Use these conversion factors after getting your kilogram result:
| Unit | Conversion Factor | Example (3000 kg) |
|---|---|---|
| Pounds (lbs) | 1 kg = 2.20462 lbs | 3000 × 2.20462 = 6613.86 lbs |
| Metric Tons | 1 ton = 1000 kg | 3000 ÷ 1000 = 3 tons |
| Short Tons (US) | 1 ton = 907.185 kg | 3000 ÷ 907.185 ≈ 3.3069 tons |
| Long Tons (UK) | 1 ton = 1016.05 kg | 3000 ÷ 1016.05 ≈ 2.9527 tons |
| Ounces (oz) | 1 kg = 35.274 oz | 3000 × 35.274 = 105,822 oz |
Quick Reference:
- 1 kg ≈ 2.2 lbs
- 1000 kg = 1 metric ton
- For water: 1 m³ ≈ 1 metric ton (1000 kg)
Is there a way to calculate the cost based on the weight result?
Yes! Follow this process:
- Get your weight result in kilograms from our calculator
- Determine the material’s price per kilogram (or per ton)
- Use this formula: Total Cost = Weight (kg) × Price per kg
Example Calculation:
- 3 m³ of gravel = 4500 kg
- Gravel costs $0.08 per kg
- Total cost = 4500 × $0.08 = $360
Pro Tips for Cost Calculations:
- Check for bulk discounts (often available for orders over 10+ tons)
- Account for delivery fees which may be weight-based
- Verify if prices are quoted per ton (1000 kg) or per short ton (907 kg)
- For construction projects, add 5-10% buffer for waste/material loss
For current material prices, consult:
- U.S. Bureau of Labor Statistics (Producer Price Index)
- USGS Mineral Commodity Summaries
What safety considerations should I keep in mind when handling these weights?
Weight calculations directly impact safety protocols.

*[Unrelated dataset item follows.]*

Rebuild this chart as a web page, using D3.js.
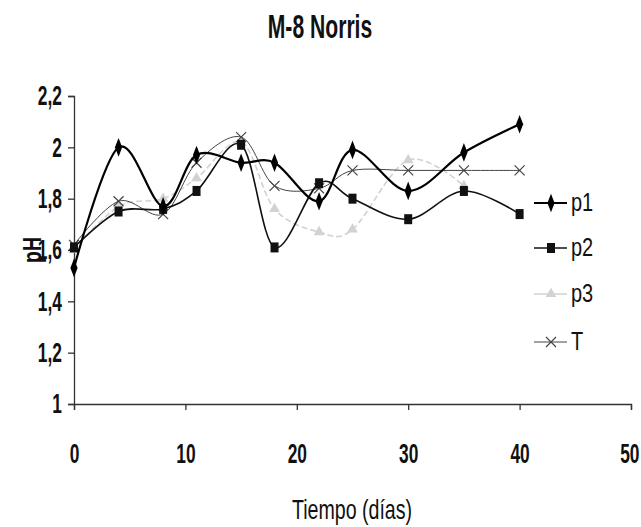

Consider these guidelines:
Lifting Safety:
- Manual Lifting: OSHA recommends never lifting more than 50 lbs (23 kg) manually. Our calculator shows that even 3 m³ of wood (1800 kg) would require mechanical assistance.
- Equipment Capacity: Always verify:
- Forklift capacity (typically 2-5 tons)
- Crane load charts
- Hoist ratings
- Load Distribution: Uneven weight distribution can cause tipping. For example, 3 m³ of concrete (7200 kg) should be centered on a pallet.
Structural Safety:
- Floor Loading: Warehouses typically support 100-250 lbs/ft². 3 m³ of steel (23,550 kg) would require reinforced flooring.
- Shelf Capacity: Industrial shelving is rated by weight per shelf (typically 1000-5000 lbs).
- Vehicle Loading: Check:
- GVWR (Gross Vehicle Weight Rating)
- Axle weight limits
- Weight distribution requirements
Regulatory Compliance:
- OSHA 1910.176 (Handling Materials)
- DOT weight regulations for transportation
- Local building codes for structural loads
Critical Reminder: When in doubt, consult a licensed structural engineer for weight-bearing calculations, especially for loads over 10,000 lbs (4536 kg).